*Extracted entries*:

━━━━━━

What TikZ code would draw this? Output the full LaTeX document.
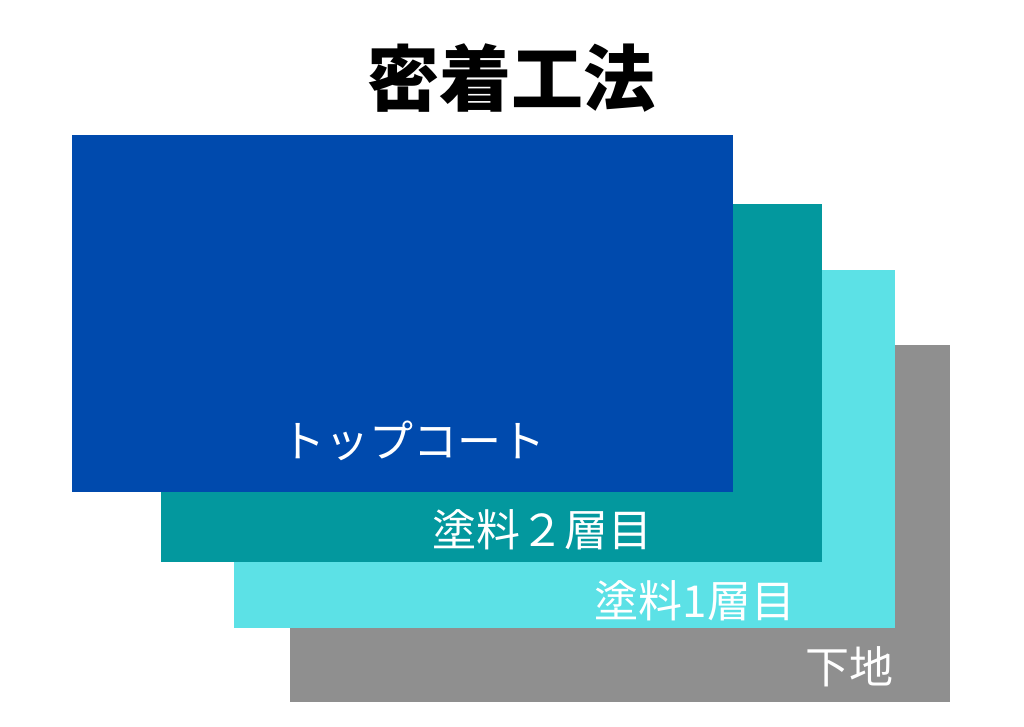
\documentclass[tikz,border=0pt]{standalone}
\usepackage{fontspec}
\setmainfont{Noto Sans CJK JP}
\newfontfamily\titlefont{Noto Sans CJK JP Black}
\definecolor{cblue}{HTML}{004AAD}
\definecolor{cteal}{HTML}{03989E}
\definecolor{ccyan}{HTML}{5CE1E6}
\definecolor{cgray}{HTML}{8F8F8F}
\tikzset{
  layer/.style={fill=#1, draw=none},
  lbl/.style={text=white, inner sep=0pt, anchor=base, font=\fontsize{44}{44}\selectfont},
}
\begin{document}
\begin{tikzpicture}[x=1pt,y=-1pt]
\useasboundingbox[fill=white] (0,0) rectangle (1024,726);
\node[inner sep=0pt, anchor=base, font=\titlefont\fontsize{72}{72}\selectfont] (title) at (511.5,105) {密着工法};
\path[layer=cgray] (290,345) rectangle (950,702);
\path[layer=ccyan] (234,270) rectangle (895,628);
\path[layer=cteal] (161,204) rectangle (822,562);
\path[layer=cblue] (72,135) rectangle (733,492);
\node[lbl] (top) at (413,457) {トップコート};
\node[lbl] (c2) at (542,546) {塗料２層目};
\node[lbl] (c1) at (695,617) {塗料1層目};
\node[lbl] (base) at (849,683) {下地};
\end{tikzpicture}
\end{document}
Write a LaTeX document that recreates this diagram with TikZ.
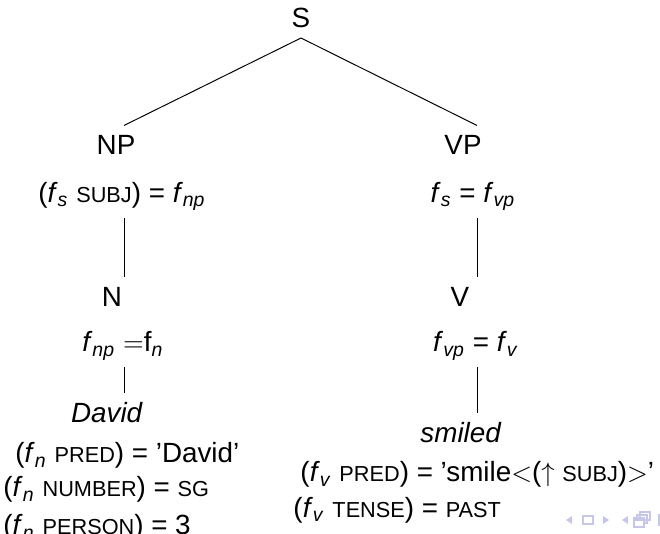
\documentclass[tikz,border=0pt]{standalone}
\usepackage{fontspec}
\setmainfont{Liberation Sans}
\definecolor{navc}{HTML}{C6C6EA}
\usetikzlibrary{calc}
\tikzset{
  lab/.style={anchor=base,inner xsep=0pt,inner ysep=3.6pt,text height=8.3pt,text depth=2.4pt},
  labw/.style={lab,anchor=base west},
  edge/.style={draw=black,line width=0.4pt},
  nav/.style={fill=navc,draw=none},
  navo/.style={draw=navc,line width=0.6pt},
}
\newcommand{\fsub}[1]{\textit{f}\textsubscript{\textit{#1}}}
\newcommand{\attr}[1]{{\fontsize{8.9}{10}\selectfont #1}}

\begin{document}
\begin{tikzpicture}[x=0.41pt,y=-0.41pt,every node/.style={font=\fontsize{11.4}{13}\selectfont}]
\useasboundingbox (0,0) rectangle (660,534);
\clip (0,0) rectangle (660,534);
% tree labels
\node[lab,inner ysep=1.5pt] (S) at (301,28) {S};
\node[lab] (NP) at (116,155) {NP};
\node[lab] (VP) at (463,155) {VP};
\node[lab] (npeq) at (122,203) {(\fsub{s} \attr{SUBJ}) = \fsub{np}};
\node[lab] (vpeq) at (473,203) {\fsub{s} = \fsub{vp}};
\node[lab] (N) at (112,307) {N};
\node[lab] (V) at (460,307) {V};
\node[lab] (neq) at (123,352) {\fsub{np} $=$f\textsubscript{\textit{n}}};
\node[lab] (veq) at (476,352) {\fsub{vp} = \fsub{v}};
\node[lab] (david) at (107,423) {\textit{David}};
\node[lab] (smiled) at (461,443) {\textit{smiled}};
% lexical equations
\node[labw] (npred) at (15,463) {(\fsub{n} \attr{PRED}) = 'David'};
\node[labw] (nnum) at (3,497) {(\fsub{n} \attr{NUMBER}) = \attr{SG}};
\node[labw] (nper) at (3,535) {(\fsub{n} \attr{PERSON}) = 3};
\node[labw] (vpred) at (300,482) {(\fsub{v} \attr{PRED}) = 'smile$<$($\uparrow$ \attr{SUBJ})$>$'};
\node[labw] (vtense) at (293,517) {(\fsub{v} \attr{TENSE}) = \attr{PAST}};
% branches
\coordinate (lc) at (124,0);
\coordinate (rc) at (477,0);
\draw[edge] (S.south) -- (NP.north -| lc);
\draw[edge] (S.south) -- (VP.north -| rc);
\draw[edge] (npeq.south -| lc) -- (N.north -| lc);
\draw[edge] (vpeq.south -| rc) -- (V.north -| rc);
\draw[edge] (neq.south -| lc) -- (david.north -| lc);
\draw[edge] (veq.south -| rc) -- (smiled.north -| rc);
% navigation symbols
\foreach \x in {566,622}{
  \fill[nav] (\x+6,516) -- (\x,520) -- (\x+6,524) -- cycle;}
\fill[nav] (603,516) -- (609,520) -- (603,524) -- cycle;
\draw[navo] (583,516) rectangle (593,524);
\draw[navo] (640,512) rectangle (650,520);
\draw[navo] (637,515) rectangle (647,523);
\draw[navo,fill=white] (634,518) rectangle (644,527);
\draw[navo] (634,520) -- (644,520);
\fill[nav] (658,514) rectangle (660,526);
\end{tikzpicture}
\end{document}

━━━━━━

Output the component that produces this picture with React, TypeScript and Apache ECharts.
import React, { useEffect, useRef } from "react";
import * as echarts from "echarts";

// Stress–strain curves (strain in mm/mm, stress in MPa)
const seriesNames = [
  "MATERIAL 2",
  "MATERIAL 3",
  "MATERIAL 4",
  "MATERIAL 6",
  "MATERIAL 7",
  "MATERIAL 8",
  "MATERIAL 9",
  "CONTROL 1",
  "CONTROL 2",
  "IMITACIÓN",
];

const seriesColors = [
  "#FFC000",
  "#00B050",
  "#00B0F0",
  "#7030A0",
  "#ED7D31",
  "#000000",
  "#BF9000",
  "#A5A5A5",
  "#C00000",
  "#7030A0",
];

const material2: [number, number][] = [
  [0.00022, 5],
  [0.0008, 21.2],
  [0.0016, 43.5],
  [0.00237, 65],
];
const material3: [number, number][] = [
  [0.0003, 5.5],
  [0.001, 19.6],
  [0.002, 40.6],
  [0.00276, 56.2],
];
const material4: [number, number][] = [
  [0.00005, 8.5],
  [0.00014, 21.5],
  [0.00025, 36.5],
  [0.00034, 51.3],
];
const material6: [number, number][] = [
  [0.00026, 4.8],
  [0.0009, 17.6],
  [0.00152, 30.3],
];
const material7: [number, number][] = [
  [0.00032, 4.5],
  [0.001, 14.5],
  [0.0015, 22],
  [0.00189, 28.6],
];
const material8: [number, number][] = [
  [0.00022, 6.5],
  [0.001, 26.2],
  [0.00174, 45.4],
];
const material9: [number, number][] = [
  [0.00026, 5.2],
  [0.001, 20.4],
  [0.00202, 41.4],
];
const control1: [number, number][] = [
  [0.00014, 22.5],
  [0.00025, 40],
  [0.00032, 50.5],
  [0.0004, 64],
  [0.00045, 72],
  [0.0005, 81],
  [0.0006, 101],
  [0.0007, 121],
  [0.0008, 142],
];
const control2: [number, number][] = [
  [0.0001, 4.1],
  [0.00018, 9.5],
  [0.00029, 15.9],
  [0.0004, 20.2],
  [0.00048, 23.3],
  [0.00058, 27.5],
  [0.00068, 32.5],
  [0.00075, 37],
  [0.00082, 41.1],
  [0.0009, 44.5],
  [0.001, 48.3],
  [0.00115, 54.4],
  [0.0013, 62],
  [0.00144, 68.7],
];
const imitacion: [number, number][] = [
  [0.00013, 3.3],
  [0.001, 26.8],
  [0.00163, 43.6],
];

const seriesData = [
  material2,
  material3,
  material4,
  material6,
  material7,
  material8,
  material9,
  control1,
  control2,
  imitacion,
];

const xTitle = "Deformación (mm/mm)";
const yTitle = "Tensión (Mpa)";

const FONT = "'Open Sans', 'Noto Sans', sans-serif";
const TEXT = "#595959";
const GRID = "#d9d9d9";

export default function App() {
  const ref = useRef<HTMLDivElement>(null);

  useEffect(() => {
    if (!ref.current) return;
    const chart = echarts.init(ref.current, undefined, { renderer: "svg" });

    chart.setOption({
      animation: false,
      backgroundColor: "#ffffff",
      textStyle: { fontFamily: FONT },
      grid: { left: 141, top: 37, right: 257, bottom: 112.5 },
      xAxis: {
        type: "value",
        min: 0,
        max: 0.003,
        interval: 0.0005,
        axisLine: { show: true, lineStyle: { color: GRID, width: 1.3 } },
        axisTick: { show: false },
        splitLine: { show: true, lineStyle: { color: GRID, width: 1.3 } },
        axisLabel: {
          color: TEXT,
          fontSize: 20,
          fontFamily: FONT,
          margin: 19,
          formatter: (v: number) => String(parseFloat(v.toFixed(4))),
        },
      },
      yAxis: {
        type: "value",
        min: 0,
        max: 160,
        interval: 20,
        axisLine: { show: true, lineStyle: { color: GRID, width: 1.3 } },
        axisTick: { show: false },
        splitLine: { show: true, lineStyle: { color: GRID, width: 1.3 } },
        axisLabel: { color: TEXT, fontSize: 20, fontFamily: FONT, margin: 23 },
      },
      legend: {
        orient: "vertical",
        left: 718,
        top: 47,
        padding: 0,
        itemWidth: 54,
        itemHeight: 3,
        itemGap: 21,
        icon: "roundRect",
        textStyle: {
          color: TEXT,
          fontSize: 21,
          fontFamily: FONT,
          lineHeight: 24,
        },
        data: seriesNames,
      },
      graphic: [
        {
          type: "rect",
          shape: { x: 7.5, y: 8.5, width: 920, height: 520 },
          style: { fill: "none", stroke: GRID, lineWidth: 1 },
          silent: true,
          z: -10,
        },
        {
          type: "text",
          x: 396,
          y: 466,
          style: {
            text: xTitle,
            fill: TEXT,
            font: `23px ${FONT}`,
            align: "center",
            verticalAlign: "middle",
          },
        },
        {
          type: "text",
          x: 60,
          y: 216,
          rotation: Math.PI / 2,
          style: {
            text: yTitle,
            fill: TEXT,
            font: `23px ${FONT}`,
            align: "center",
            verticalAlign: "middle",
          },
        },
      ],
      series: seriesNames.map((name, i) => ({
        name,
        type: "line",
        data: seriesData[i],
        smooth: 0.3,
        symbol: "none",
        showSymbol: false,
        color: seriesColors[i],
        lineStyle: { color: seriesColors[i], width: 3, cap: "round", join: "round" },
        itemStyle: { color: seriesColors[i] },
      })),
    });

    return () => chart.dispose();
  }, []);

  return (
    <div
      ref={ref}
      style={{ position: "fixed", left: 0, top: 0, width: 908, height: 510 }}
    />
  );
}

━━━━━━

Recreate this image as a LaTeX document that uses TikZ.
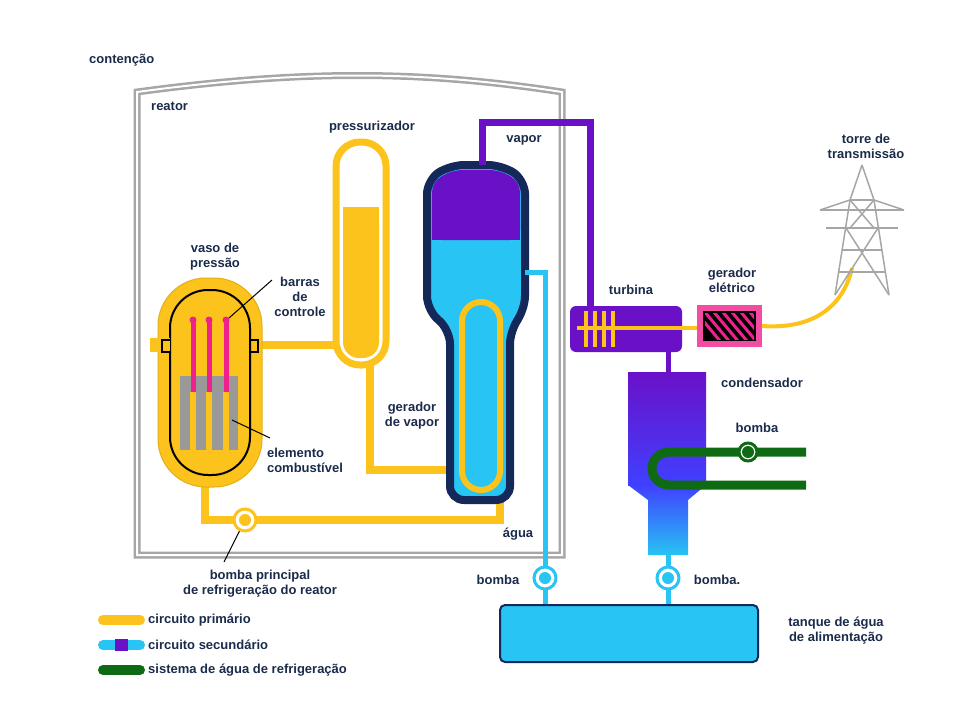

━━━━━━

*The request*: Repeat word for word the lines from the line with "Output the component" to the line with "import * as", both lines included.

*The answer*:
Output the component that produces this picture with React, TypeScript and Apache ECharts.
import React, { useEffect, useRef } from "react";
import * as echarts from "echarts";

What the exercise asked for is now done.